2.3. Interfaces revealed by a chemical crosslinker coupled to MS
A bifunctional crosslinker with a specific reactivity towards amino acid residues or naturally occurring bonds in biomolecules can be usefully employed to ‘freeze’ a protein complex in the solution phase. The technique avoids the need for mutagenesis or derivatization of interacting molecules which sometimes interferes with a natural binding mode of interaction, and necessitates integrative analyses in tandem with mass spectrometry due to rich but complex dataset generated upon crosslinking. A chemical crosslinker is generally applied to a purified biomolecular complex to eventually obtain comprehensive distance information between residues or bonds thereof (Figure 2B). The intrinsically disordered domain (IDD) of a protein has little propensity to form a fixed or ordered conformation. Whereas some IDDs are involved in functional molecular interaction, their flexible structure or transient binding behavior often limits the investigation of binding interfaces by conventional spectroscopic methods. A chemical linker approach has proven effective to address this issue. The tumor suppressor p53 which is known for its inherent structural flexibility and resistance to crystallization was subjected to the chemical crosslinking using an amine-reactive bifunctional linker coupled to mass spectrometry. The analyses uncovered novel information regarding the dimer-dimer interface of the p53 tetramer as well as a large degree of flexibility of the C-terminal domain and DNA-dependent conformational changes (Arlt et al., 2017; Arlt et al., 2015).
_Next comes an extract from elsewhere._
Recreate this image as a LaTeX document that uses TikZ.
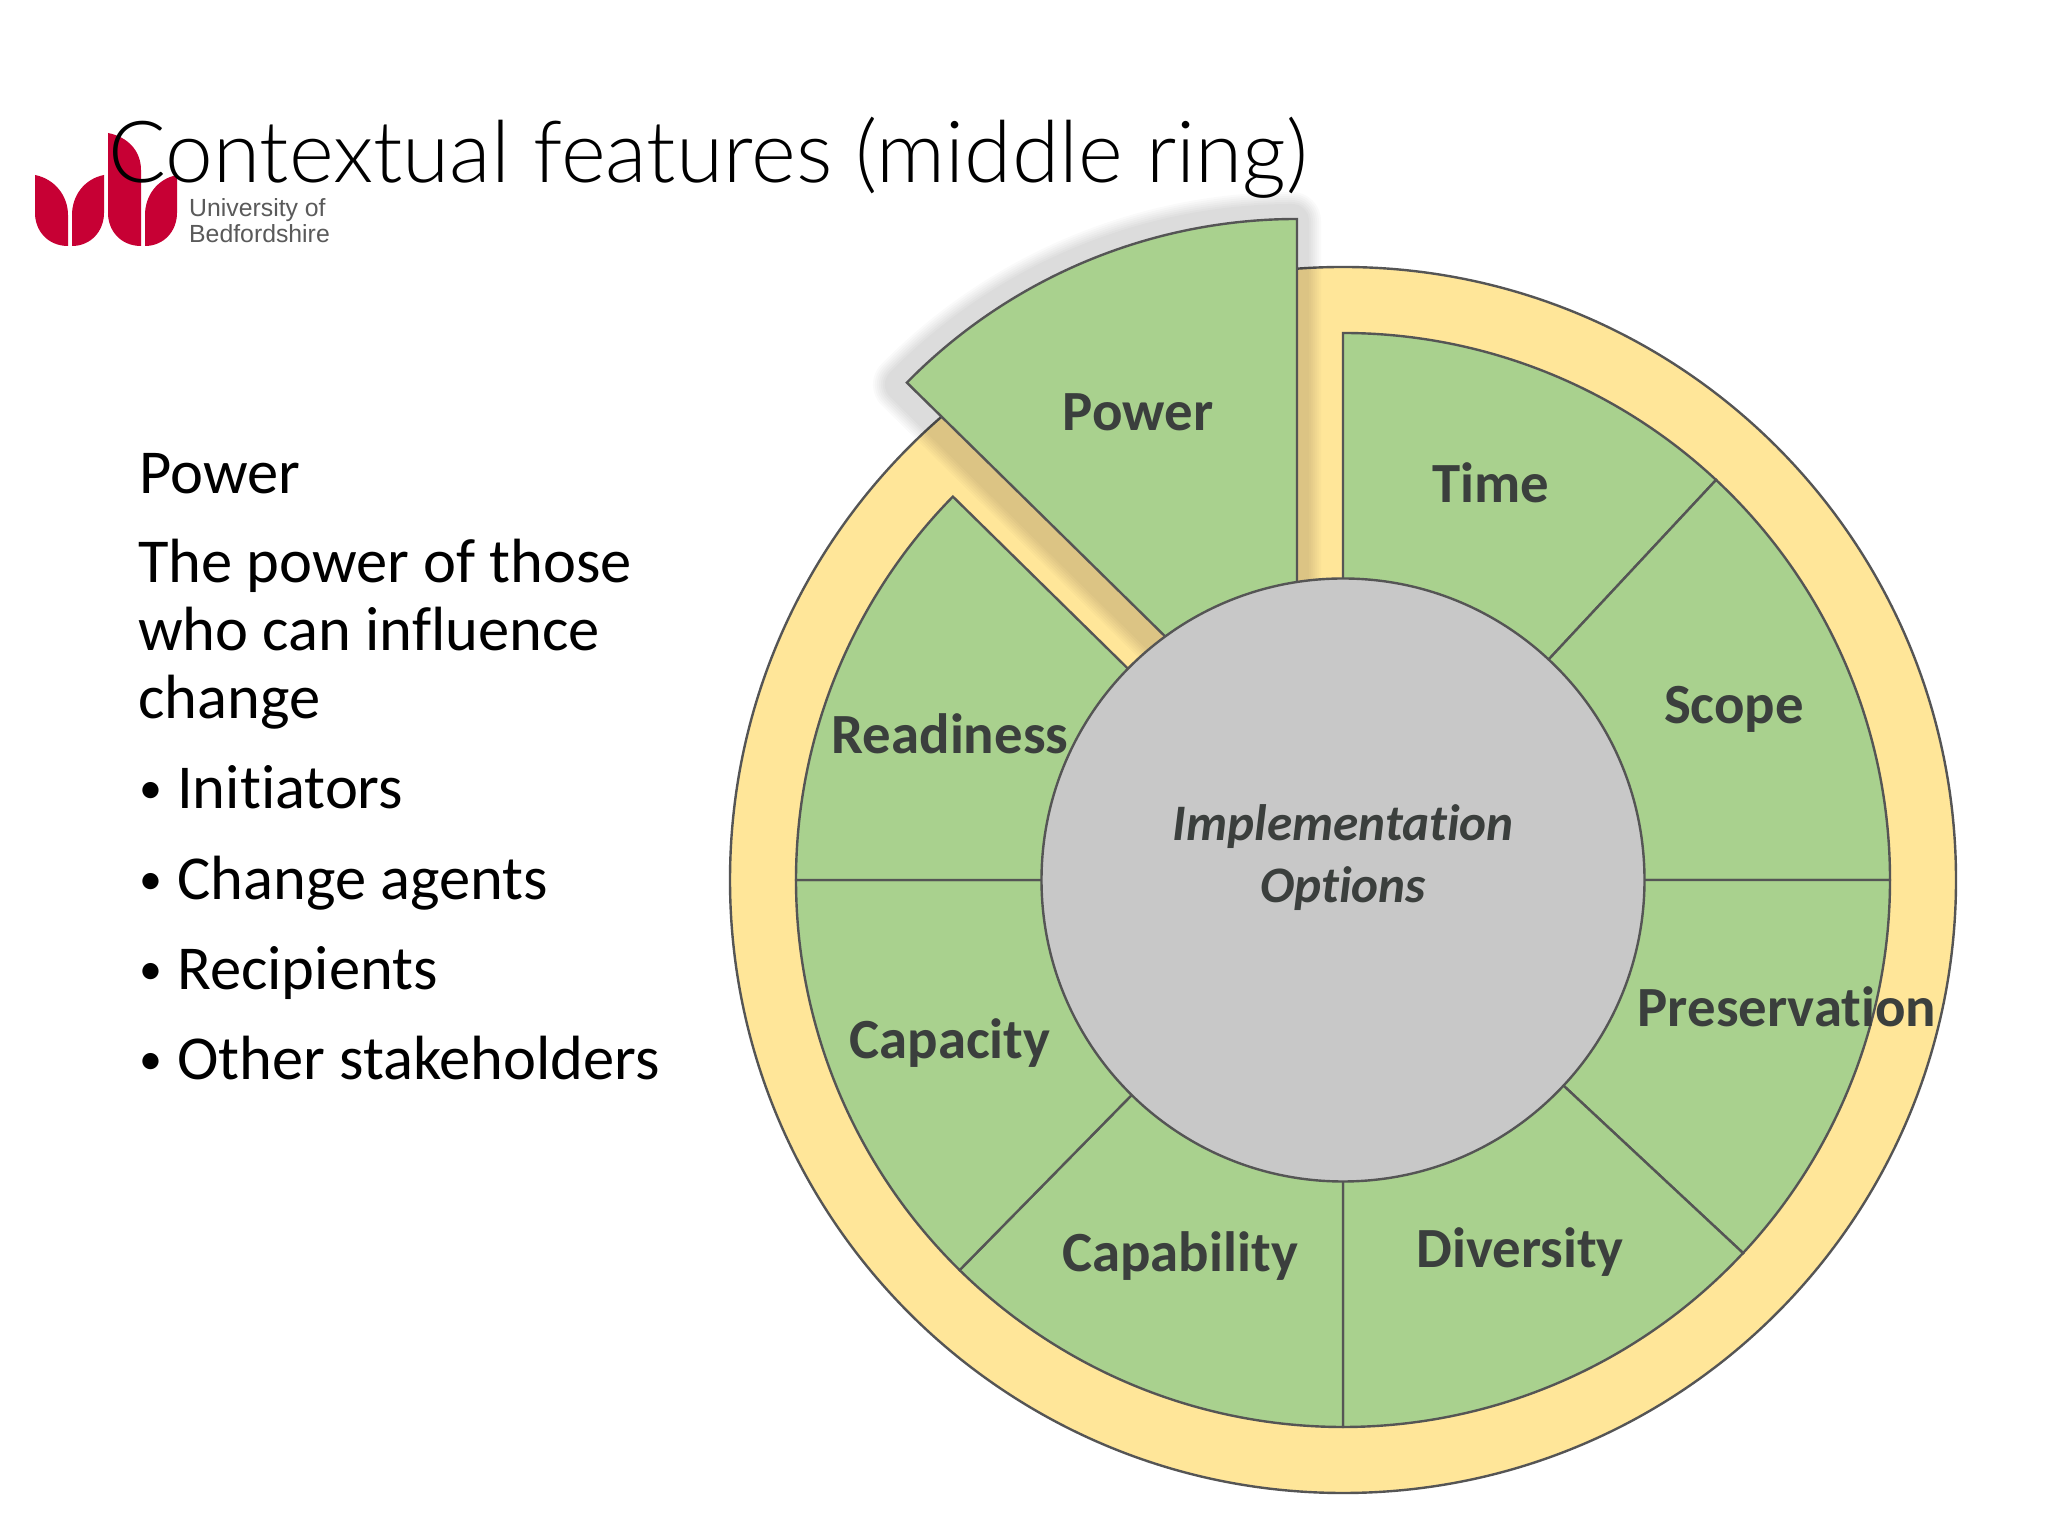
\documentclass[tikz,border=0pt]{standalone}
\usepackage{fontspec}
\setmainfont{Carlito}[Ligatures=NoCommon]
\newfontfamily\logofont{Liberation Sans}
\newfontfamily\ttlfont{Lato}[UprightFont=* Light,Ligatures=NoCommon]
\definecolor{ringY}{HTML}{FFE699}
\definecolor{segG}{HTML}{A9D18E}
\definecolor{hubG}{HTML}{C8C8C8}
\definecolor{edgeC}{HTML}{555555}
\definecolor{labelC}{HTML}{3B3F3D}
\definecolor{logoR}{HTML}{C70034}
\definecolor{logoT}{HTML}{5A5A5A}
\tikzset{
  x=1pt,y=1pt,
  edge/.style={draw=edgeC,line width=2.4pt,line join=miter},
  seg/.style={edge,fill=segG},
  lab/.style={anchor=base,inner sep=0pt,text=labelC,font=\fontsize{56.8}{56.8}\selectfont\bfseries},
  impl/.style={anchor=base,inner sep=0pt,text=labelC,font=\fontsize{51.2}{51.2}\selectfont\bfseries\itshape},
  body/.style={anchor=base west,inner sep=0pt,text=black,font=\fontsize{62.5}{68}\selectfont},
  ttl/.style={anchor=base west,inner sep=0pt,text=black,font=\fontsize{85.7}{86}\selectfont\ttlfont},
  logotxt/.style={anchor=base west,inner sep=0pt,text=logoT,font=\fontsize{24.8}{25}\selectfont\logofont},
  petal/.style={fill=logoR,draw=none}
}
\newcommand{\pie}[2]{(0,0) -- (#1:547) arc[start angle=#1,end angle=#2,radius=547] -- cycle}
\newcommand{\blt}{\makebox[38pt][l]{\raisebox{5.5pt}{\fontsize{46}{46}\selectfont •}}}
\begin{document}
\begin{tikzpicture}
\useasboundingbox (0,0) rectangle (2048,1536);
\fill[white] (0,0) rectangle (2048,1536);
% logo
\fill[petal] (35,1361) .. controls (55,1357) and (68,1340) .. (68,1321) -- (68,1290) .. controls (48,1290) and (35,1305) .. (35,1323) -- cycle;
\fill[petal] (104,1361) .. controls (84,1357) and (72,1340) .. (72,1321) -- (72,1290) .. controls (91,1290) and (104,1305) .. (104,1323) -- cycle;
\fill[petal] (108,1403) .. controls (128,1399) and (141,1385) .. (141,1366) -- (141,1290) .. controls (121,1290) and (108,1305) .. (108,1323) -- cycle;
\fill[petal] (177,1361) .. controls (157,1357) and (145,1340) .. (145,1321) -- (145,1290) .. controls (164,1290) and (177,1305) .. (177,1323) -- cycle;
\node[logotxt] (uni) at (189,1319) {University of};
\node[logotxt] (bed) at (189,1293) {Bedfordshire};
% wheel
\begin{scope}[shift={(1343,656)}]
  \draw[edge,fill=ringY] (0,0) circle[radius=613];
  \draw[seg] \pie{47}{90};
  \draw[seg] \pie{0}{47};
  \draw[seg] \pie{-43}{0};
  \draw[seg] \pie{-90}{-43};
  \draw[seg] \pie{-134.5}{-90};
  \draw[seg] \pie{-180}{-134.5};
  \draw[seg] \pie{135.5}{180};
  \begin{scope}[shift={(-46,114)}]
    \begin{scope}[shift={(-5,-2)}]
      \foreach \w in {34,38,...,60}
        \draw[black,opacity=0.021,line width=\w pt,line join=round] \pie{90}{135.5};
    \end{scope}
    \draw[seg] \pie{90}{135.5};
  \end{scope}
  \draw[edge,fill=hubG] (0,0) circle[radius=301.5];
\end{scope}
% wheel labels
\node[lab] (power) at (1138,1105.5) {Power};
\node[lab] (time) at (1491,1033) {Time};
\node[lab] (scope) at (1734,812) {Scope};
\node[lab] (pres) at (1787,509) {Preservation};
\node[lab] (div) at (1520,268) {Diversity};
\node[lab] (capb) at (1180,264) {Capability};
\node[lab] (capc) at (950,477) {Capacity};
\node[lab] (read) at (950,782) {Readiness};
\node[impl] (im1) at (1343,695) {Implementation};
\node[impl] (im2) at (1343,633) {Options};
% left text
\node[body] (t0) at (139,1042) {Power};
\node[body] (t1) at (138,953) {The power of those};
\node[body] (t2) at (138,885) {who can influence};
\node[body] (t3) at (138,817) {change};
\node[body] (b1) at (139,727) {\blt Initiators};
\node[body] (b2) at (139,636) {\blt Change agents};
\node[body] (b3) at (139,546) {\blt Recipients};
\node[body] (b4) at (139,456) {\blt Other stakeholders};
% title
\node[ttl] (title) at (108,1353) {Contextual features (middle ring)};
\end{tikzpicture}
\end{document}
Moreover, amine-specific linkers with different reactive groups and spacer distances were utilized to dissect the flexible or disordered interfaces of macromolecular complexes such as MICAL3, ELKS, and Rab8A; SLAIN2, CLASP2, and ch-TOG (Liu et al., 2017); NLRP1 and DPP9 (Hollingsworth et al., 2021); Rpn2 and Rpn13 (Gong et al., 2020). Recent developments in linker chemistry have produced crosslinker reagents that are cleavable, photo-activatable, or heterobifunctional, permitting controlled crosslink reactions, low background, improved sensitivity (Beard et al., 2021; Krist and Statsyuk 2015), and even in a native cellular environment (Xie et al., 2021). For instance, a crosslinker bearing a photoreactive moiety as well as a reducible spacer have been developed. A bait protein labeled with the crosslinker at a defined residue is photo-crosslinked to a prey protein after which a reductive removal of a bait protein leaves a thiol-containing fragment of the crosslinker onto the target that can be located by MS (Horne et al., 2018; Mintseris and Gygi 2020). This technique improves MS sensitivity by eliminating the background from bait peptides and, depending on the site of crosslinker labeling and spacer length, would provide structural information surrounding the interfacial region.
A substantial amount of interfacial information attained in these biological environments was completely new or contradictory to information previously obtained from the crystallographic or cryo-EM structures, enabling remodeling or refinement by the combinatorial data processing. The technique also successfully probed interfacial residues responsible for protein oligomerization, which had been poorly resolved by crystallography (Karagöz et al., 2017). Abovementioned and related studies are summarized in the header rows of ‘photo-crosslinker’ and ‘chemical crosslinker’ (Table 1).